Within the entries below, please return exactly the lines from the one with "Reproduce this screenshot" through the one with "I4F Click System</text>", leaving out any pictures.

### MATERIAL
::::::
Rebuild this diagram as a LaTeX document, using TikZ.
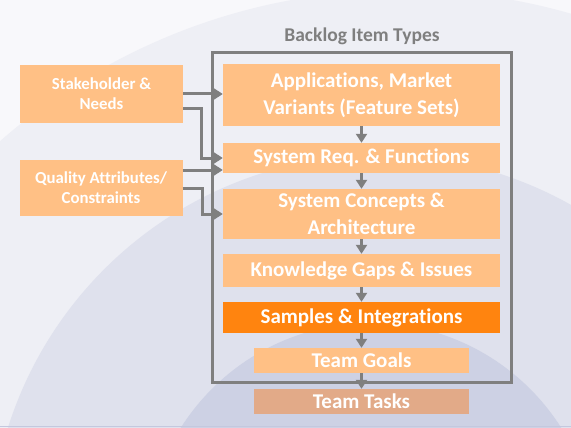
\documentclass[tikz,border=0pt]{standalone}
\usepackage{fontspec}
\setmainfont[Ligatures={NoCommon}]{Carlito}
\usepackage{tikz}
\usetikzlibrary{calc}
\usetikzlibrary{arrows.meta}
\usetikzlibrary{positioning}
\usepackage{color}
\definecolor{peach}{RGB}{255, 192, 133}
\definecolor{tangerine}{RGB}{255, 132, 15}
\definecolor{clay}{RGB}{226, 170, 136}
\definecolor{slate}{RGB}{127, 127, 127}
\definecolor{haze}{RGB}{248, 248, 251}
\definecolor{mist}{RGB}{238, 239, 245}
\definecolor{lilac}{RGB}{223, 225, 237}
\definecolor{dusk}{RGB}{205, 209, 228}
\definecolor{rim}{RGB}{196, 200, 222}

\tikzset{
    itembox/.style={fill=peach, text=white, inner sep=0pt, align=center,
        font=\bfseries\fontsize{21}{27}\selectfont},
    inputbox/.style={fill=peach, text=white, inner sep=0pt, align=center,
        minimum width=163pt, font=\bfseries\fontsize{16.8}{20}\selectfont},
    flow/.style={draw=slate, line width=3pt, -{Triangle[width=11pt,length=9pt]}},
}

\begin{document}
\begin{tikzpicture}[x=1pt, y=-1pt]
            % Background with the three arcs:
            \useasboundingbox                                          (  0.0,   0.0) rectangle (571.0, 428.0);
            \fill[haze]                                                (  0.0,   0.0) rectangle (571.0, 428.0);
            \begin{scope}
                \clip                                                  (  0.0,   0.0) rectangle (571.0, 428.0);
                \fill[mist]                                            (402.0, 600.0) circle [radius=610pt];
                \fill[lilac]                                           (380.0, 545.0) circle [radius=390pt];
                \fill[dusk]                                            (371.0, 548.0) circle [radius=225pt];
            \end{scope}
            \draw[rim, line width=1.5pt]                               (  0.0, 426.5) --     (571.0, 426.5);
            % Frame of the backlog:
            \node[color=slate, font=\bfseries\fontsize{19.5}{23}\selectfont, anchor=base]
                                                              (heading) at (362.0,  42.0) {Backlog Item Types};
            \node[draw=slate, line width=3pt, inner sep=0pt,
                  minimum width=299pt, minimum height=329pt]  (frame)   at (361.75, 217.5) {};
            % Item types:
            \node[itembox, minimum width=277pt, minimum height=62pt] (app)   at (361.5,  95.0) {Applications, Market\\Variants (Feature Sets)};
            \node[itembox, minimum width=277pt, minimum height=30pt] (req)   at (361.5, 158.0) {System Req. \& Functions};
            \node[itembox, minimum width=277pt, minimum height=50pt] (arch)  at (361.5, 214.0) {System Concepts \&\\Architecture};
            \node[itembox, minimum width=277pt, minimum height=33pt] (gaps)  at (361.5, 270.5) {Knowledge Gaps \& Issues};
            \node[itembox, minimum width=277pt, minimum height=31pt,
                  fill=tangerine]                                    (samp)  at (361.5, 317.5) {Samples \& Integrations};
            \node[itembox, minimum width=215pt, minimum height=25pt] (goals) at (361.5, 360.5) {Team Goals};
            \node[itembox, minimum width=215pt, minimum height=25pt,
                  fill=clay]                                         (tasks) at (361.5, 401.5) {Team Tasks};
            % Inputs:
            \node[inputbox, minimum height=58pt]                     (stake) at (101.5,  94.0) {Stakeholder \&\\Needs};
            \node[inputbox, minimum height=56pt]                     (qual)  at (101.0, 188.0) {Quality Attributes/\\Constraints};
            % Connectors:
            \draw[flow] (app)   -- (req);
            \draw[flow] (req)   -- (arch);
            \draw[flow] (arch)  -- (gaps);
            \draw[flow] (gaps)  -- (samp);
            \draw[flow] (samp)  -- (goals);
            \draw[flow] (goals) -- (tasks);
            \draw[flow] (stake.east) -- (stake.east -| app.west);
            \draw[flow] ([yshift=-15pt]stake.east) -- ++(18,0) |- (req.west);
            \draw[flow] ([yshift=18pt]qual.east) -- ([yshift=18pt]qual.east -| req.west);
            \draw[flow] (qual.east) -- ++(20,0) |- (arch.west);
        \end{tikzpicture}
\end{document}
::::::
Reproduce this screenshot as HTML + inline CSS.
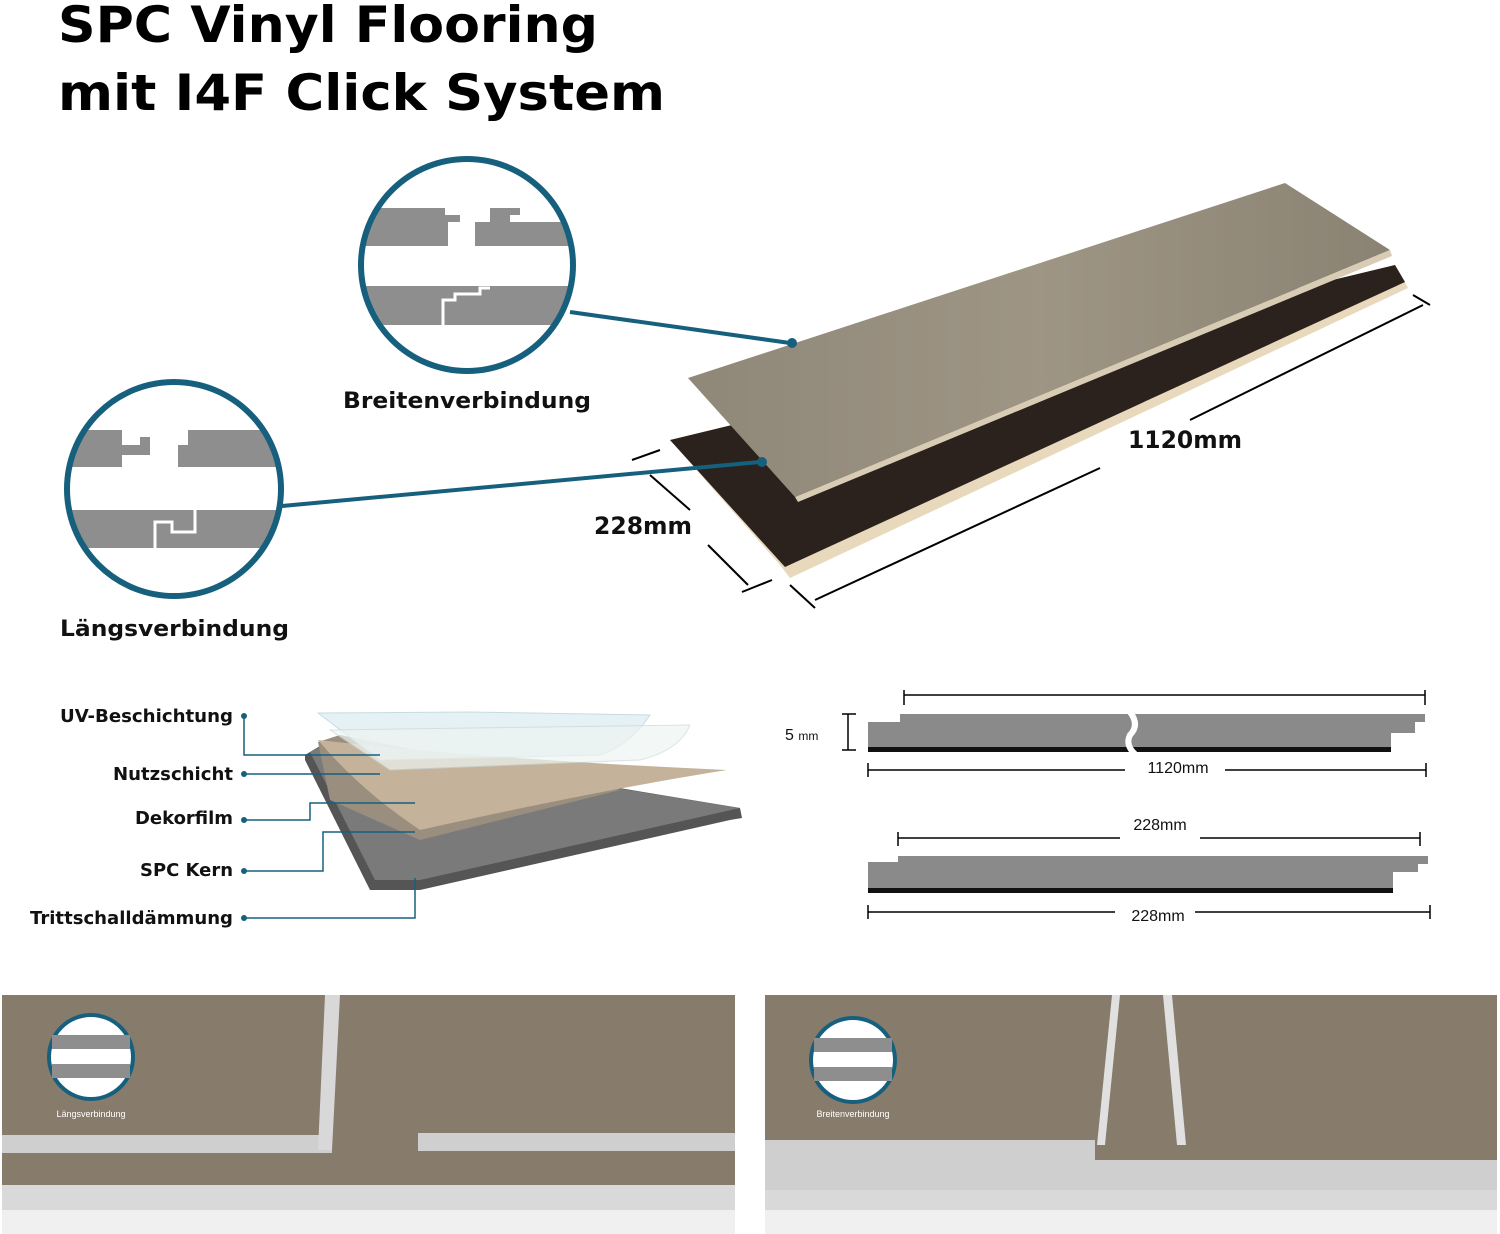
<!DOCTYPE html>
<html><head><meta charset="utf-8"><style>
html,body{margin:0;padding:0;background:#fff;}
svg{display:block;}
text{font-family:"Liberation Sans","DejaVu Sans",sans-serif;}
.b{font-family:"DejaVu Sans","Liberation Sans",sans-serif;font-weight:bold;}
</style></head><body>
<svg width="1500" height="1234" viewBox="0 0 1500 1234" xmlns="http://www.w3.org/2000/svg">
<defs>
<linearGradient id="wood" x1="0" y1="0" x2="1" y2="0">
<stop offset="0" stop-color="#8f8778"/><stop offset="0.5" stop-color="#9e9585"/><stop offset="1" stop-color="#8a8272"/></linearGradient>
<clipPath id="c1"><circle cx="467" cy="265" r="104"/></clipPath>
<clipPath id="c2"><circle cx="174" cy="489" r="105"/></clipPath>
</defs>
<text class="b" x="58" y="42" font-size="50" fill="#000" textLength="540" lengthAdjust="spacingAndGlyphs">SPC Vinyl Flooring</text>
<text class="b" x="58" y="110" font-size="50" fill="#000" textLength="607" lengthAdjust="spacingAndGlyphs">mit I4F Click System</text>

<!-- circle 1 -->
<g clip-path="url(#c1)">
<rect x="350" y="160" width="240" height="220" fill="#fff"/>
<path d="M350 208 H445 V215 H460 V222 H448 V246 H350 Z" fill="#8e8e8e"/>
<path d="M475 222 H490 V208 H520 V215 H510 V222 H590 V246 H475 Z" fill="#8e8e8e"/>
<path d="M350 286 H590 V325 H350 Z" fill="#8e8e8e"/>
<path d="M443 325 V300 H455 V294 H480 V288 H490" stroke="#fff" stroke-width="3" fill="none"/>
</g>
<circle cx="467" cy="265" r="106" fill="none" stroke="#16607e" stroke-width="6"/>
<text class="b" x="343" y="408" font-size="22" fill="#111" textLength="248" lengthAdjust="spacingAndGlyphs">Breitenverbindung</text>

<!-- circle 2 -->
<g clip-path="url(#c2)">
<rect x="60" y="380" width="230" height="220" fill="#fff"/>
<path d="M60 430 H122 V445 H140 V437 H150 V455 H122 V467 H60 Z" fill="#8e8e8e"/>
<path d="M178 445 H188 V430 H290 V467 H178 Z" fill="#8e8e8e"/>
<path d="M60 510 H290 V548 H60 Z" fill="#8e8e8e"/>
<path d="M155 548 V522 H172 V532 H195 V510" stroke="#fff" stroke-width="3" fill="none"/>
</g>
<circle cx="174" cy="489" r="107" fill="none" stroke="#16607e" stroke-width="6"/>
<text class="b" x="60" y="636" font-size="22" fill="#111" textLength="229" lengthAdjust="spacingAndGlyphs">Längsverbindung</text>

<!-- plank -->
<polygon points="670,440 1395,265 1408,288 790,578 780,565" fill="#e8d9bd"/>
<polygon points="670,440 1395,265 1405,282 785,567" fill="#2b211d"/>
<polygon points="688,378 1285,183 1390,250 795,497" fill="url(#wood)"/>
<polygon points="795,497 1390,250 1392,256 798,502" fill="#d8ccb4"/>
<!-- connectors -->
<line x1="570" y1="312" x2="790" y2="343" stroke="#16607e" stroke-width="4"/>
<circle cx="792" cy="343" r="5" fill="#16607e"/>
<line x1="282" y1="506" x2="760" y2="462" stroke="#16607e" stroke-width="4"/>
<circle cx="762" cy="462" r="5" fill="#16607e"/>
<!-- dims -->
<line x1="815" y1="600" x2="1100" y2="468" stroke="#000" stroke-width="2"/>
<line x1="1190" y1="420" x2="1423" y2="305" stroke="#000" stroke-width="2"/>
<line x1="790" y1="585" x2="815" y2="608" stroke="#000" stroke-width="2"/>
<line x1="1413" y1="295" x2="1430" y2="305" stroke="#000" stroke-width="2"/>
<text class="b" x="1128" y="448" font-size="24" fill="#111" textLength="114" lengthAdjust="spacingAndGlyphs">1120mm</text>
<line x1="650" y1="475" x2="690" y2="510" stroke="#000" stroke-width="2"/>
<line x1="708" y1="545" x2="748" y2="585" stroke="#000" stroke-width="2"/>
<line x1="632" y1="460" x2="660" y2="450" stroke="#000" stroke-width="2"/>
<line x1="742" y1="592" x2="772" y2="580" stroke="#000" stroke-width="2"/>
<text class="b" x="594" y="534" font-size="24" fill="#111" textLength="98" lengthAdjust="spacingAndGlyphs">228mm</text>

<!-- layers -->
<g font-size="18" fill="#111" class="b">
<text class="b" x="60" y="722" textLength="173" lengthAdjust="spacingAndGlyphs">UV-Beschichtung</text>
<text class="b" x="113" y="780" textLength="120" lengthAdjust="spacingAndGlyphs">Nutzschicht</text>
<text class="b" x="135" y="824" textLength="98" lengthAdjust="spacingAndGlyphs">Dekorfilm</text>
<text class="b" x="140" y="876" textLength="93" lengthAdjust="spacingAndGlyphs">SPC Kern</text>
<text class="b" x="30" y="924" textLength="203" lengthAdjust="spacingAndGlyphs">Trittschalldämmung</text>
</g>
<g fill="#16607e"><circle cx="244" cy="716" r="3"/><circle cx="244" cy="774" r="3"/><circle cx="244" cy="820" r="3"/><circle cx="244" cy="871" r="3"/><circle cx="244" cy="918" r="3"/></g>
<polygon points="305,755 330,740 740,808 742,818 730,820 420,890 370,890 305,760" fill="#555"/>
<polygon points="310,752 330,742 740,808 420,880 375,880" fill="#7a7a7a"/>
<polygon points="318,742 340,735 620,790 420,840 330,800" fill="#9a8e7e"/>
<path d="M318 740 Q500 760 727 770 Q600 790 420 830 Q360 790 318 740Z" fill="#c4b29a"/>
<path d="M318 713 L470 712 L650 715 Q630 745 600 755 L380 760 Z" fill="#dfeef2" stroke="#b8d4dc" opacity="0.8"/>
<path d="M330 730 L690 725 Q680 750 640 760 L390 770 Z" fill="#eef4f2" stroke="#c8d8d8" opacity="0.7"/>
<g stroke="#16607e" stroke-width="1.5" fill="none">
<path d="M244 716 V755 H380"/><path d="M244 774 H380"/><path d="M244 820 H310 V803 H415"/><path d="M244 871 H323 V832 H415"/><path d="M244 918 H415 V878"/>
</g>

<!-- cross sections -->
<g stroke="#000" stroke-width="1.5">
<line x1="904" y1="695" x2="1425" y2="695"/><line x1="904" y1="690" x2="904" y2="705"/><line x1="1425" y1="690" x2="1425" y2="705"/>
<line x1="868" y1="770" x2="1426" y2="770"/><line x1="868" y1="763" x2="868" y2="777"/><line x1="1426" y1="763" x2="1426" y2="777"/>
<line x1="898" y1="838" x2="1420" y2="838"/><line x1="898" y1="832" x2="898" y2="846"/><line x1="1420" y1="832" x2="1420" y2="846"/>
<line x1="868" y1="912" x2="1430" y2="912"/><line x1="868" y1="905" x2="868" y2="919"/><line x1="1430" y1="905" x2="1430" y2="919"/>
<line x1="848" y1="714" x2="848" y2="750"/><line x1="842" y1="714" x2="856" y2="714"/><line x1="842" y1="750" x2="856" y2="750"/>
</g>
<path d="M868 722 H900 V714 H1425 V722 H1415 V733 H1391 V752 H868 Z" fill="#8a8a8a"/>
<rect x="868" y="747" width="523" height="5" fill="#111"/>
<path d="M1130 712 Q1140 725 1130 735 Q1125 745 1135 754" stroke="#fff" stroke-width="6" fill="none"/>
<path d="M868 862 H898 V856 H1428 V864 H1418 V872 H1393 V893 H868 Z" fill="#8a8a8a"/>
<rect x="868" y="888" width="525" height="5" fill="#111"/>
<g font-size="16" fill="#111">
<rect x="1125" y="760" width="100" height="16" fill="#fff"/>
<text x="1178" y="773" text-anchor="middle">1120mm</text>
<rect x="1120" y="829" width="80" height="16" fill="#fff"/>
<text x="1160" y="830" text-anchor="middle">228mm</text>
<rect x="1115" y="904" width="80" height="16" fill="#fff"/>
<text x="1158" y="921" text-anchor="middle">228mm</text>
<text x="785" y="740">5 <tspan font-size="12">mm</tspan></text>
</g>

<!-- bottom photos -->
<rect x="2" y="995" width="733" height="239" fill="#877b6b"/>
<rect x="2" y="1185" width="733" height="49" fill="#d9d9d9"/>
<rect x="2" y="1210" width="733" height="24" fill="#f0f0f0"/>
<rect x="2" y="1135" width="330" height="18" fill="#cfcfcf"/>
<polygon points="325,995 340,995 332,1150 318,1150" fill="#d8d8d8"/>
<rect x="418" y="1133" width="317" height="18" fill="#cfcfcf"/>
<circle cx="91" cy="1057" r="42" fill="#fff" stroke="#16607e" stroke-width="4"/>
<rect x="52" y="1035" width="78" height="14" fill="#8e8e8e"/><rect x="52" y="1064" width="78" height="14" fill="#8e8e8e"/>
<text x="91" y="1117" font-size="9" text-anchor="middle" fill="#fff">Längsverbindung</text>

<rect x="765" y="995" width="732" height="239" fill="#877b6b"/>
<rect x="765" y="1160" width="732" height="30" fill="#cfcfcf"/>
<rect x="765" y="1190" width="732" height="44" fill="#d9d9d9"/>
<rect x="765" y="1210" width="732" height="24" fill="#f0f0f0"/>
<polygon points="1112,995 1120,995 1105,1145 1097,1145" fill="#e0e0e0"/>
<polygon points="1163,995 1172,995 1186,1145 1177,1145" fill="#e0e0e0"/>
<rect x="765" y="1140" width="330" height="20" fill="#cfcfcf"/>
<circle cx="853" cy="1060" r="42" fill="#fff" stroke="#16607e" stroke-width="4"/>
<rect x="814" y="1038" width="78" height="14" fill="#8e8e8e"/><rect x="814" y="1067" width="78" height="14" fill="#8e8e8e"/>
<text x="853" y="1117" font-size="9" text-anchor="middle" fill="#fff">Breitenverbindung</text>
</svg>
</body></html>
::::::
### PROBLEM SOLUTION
Reproduce this screenshot as HTML + inline CSS.
<!DOCTYPE html>
<html><head><meta charset="utf-8"><style>
html,body{margin:0;padding:0;background:#fff;}
svg{display:block;}
text{font-family:"Liberation Sans","DejaVu Sans",sans-serif;}
.b{font-family:"DejaVu Sans","Liberation Sans",sans-serif;font-weight:bold;}
</style></head><body>
<svg width="1500" height="1234" viewBox="0 0 1500 1234" xmlns="http://www.w3.org/2000/svg">
<defs>
<linearGradient id="wood" x1="0" y1="0" x2="1" y2="0">
<stop offset="0" stop-color="#8f8778"/><stop offset="0.5" stop-color="#9e9585"/><stop offset="1" stop-color="#8a8272"/></linearGradient>
<clipPath id="c1"><circle cx="467" cy="265" r="104"/></clipPath>
<clipPath id="c2"><circle cx="174" cy="489" r="105"/></clipPath>
</defs>
<text class="b" x="58" y="42" font-size="50" fill="#000" textLength="540" lengthAdjust="spacingAndGlyphs">SPC Vinyl Flooring</text>
<text class="b" x="58" y="110" font-size="50" fill="#000" textLength="607" lengthAdjust="spacingAndGlyphs">mit I4F Click System</text>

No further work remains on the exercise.